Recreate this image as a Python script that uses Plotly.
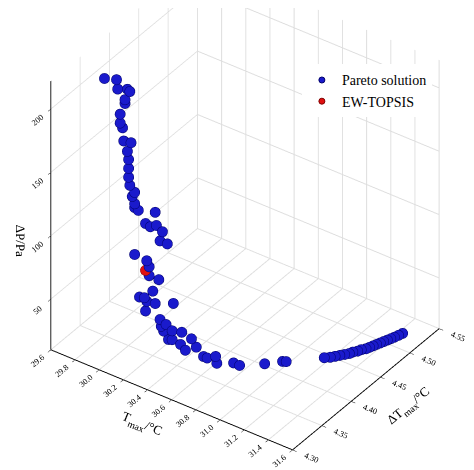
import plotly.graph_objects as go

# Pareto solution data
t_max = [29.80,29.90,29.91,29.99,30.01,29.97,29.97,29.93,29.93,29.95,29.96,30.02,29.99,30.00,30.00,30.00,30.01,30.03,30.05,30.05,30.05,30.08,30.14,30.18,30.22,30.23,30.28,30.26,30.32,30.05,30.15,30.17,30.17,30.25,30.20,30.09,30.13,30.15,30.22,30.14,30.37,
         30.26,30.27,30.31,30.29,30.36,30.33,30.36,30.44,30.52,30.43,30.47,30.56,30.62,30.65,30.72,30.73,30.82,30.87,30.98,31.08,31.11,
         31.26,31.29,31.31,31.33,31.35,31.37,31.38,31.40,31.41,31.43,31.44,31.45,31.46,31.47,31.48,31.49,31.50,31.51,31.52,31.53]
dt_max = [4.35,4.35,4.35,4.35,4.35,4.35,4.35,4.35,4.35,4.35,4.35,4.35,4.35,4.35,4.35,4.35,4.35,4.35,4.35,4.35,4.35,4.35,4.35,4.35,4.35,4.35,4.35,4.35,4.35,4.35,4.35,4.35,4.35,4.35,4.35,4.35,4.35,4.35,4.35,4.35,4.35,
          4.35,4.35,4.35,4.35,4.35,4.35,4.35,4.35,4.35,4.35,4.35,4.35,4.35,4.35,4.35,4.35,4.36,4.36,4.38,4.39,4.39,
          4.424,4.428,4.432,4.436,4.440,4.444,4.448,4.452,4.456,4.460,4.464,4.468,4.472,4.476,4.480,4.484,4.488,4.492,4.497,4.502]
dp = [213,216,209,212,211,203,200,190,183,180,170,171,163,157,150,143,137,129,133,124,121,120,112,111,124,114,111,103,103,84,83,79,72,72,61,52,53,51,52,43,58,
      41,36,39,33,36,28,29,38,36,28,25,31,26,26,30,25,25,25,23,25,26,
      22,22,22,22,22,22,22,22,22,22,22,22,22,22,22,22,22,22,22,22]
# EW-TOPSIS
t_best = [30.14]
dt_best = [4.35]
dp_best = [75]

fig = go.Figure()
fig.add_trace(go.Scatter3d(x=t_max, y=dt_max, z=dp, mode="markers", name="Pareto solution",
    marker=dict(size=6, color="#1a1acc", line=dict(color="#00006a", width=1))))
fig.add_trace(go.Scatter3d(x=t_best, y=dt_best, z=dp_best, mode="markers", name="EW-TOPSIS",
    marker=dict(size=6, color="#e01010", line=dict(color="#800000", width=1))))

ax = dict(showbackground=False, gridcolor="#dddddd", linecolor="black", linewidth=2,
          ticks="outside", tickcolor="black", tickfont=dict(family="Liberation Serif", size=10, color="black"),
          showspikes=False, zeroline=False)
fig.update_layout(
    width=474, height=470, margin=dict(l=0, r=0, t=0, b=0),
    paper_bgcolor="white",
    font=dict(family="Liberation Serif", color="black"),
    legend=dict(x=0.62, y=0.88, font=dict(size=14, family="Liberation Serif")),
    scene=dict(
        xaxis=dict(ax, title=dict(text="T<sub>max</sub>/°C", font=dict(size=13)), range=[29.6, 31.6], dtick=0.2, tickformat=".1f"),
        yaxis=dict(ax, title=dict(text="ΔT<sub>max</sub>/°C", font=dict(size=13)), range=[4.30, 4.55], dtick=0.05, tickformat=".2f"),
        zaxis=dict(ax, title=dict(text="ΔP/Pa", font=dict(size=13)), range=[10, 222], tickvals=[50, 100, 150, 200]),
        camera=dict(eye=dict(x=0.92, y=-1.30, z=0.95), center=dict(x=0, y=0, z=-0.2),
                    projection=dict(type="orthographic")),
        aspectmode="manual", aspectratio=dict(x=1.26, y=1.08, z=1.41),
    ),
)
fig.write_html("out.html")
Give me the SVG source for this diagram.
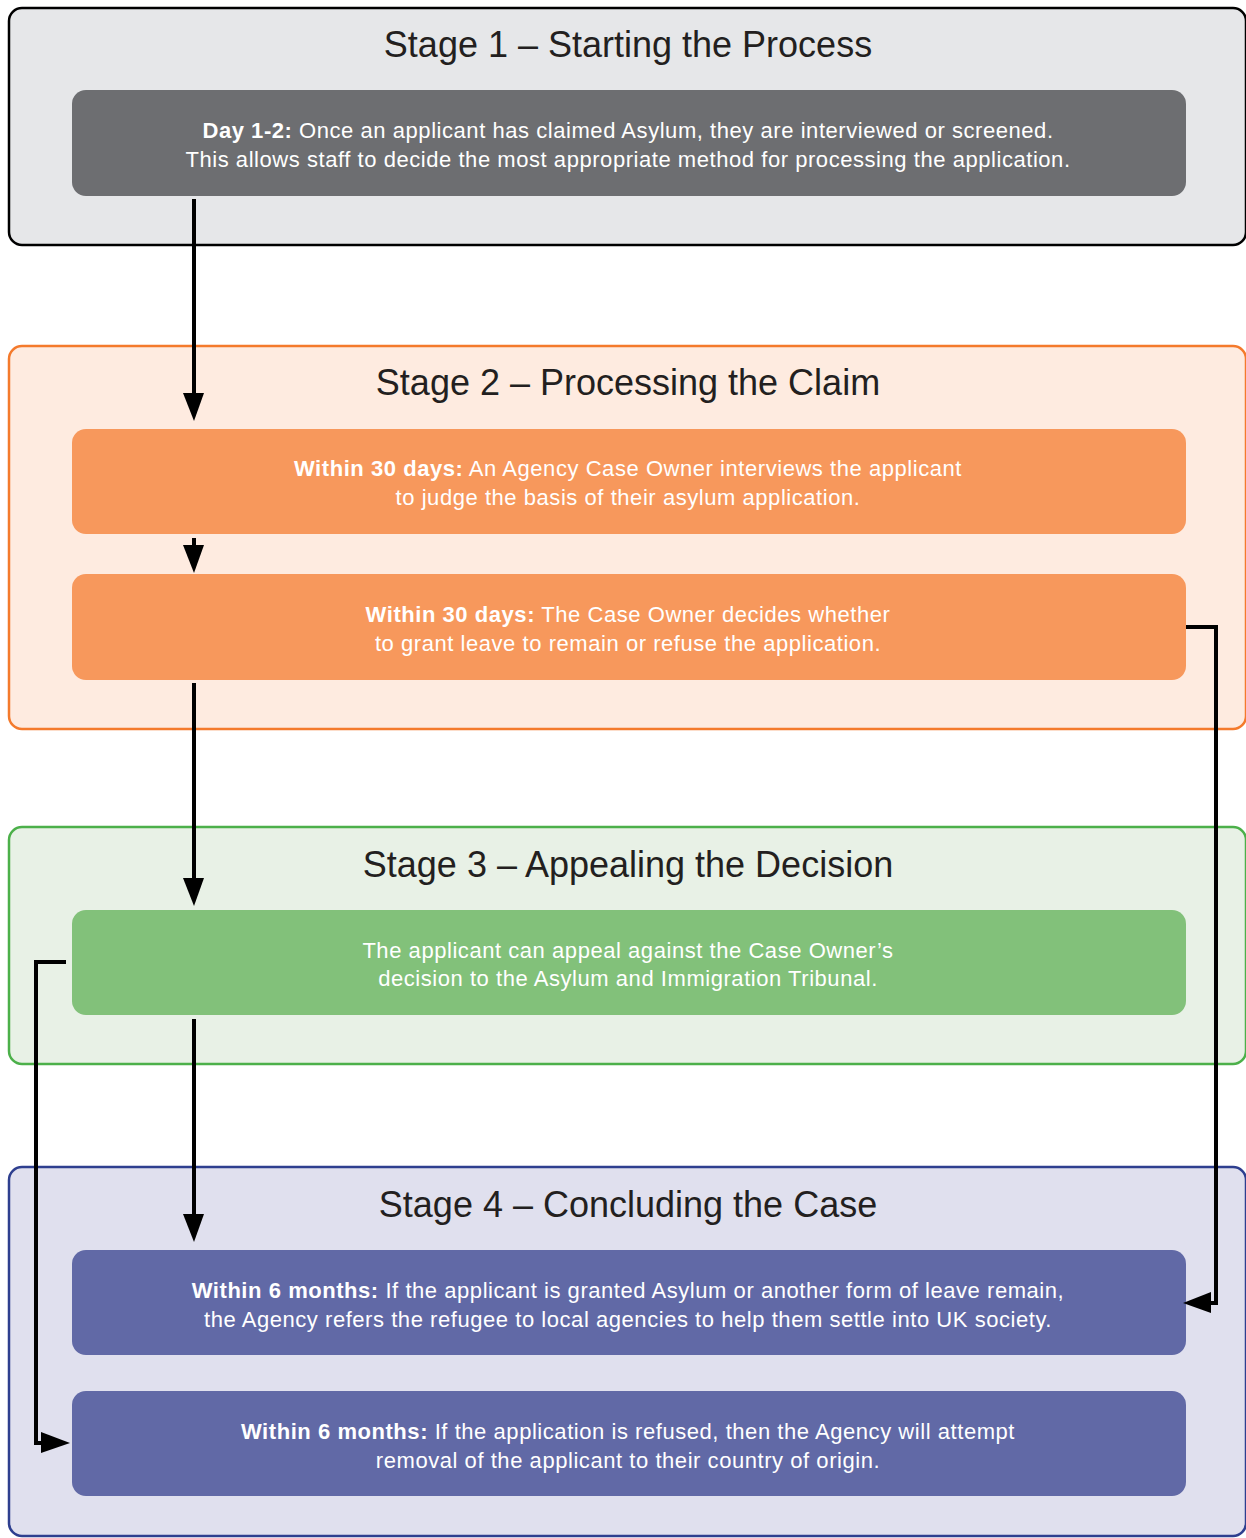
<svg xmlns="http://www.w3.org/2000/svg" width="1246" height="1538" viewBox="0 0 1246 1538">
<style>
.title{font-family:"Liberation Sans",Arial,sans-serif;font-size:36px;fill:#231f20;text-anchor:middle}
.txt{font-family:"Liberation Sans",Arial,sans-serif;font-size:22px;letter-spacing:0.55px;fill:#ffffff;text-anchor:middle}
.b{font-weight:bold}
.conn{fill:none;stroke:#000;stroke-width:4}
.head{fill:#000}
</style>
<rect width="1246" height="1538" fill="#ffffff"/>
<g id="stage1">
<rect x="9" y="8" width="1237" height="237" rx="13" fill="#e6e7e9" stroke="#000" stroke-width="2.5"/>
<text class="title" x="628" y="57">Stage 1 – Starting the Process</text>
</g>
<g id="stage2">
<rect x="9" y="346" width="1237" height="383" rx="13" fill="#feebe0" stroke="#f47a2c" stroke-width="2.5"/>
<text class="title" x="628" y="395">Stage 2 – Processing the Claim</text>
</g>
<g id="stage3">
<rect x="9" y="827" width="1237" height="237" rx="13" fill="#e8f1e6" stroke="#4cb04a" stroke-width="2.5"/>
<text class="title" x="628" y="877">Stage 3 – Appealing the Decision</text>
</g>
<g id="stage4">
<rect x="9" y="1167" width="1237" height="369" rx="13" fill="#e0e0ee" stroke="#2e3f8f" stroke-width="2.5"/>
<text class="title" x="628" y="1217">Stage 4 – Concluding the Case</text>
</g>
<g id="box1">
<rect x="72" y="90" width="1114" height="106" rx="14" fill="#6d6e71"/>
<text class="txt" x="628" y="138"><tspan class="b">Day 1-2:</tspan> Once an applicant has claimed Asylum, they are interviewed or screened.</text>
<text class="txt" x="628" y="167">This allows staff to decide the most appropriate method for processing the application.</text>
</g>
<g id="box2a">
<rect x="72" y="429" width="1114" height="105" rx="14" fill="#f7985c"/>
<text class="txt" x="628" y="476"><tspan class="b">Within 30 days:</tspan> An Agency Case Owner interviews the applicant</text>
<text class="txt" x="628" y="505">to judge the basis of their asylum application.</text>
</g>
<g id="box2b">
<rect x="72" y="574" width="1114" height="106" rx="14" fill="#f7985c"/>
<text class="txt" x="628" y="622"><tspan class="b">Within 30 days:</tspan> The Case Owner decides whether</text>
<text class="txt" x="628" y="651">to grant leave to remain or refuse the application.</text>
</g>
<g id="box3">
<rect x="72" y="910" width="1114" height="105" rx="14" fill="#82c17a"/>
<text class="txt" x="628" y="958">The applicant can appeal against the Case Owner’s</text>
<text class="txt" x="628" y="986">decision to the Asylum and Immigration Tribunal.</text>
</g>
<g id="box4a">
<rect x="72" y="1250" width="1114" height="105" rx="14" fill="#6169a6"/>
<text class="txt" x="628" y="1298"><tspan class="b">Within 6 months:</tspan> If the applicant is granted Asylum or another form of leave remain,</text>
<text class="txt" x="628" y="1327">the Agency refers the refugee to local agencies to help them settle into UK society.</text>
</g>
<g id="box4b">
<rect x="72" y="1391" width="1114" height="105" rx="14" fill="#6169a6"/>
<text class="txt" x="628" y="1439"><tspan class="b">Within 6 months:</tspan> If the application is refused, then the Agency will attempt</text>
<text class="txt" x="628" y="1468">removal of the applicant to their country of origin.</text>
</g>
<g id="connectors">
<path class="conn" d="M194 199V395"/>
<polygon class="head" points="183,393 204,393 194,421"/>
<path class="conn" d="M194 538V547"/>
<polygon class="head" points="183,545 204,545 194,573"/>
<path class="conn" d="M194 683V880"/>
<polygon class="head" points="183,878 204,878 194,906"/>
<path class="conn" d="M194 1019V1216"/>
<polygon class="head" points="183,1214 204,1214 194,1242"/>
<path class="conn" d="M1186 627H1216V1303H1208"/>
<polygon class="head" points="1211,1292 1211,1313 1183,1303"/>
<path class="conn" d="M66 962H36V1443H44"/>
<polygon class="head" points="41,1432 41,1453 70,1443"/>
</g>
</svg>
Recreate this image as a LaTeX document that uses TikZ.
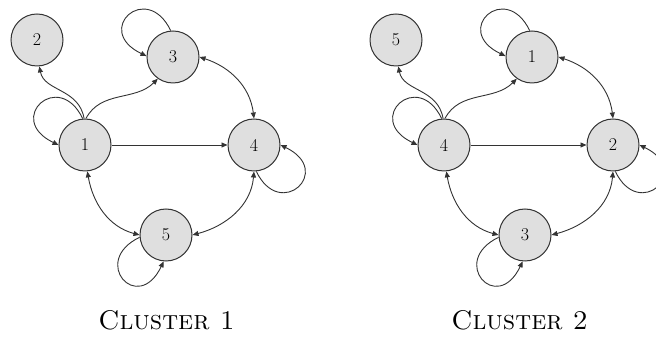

----------------------------------------

▸ **What is required**: Print, exactly as written, the lines above from the first one to the one containing "import plotly.graph_objects as go". Leave out pictures.

▸ **Response to the exercise**:
Recreate this image as a Python script that uses Plotly.
import plotly.graph_objects as go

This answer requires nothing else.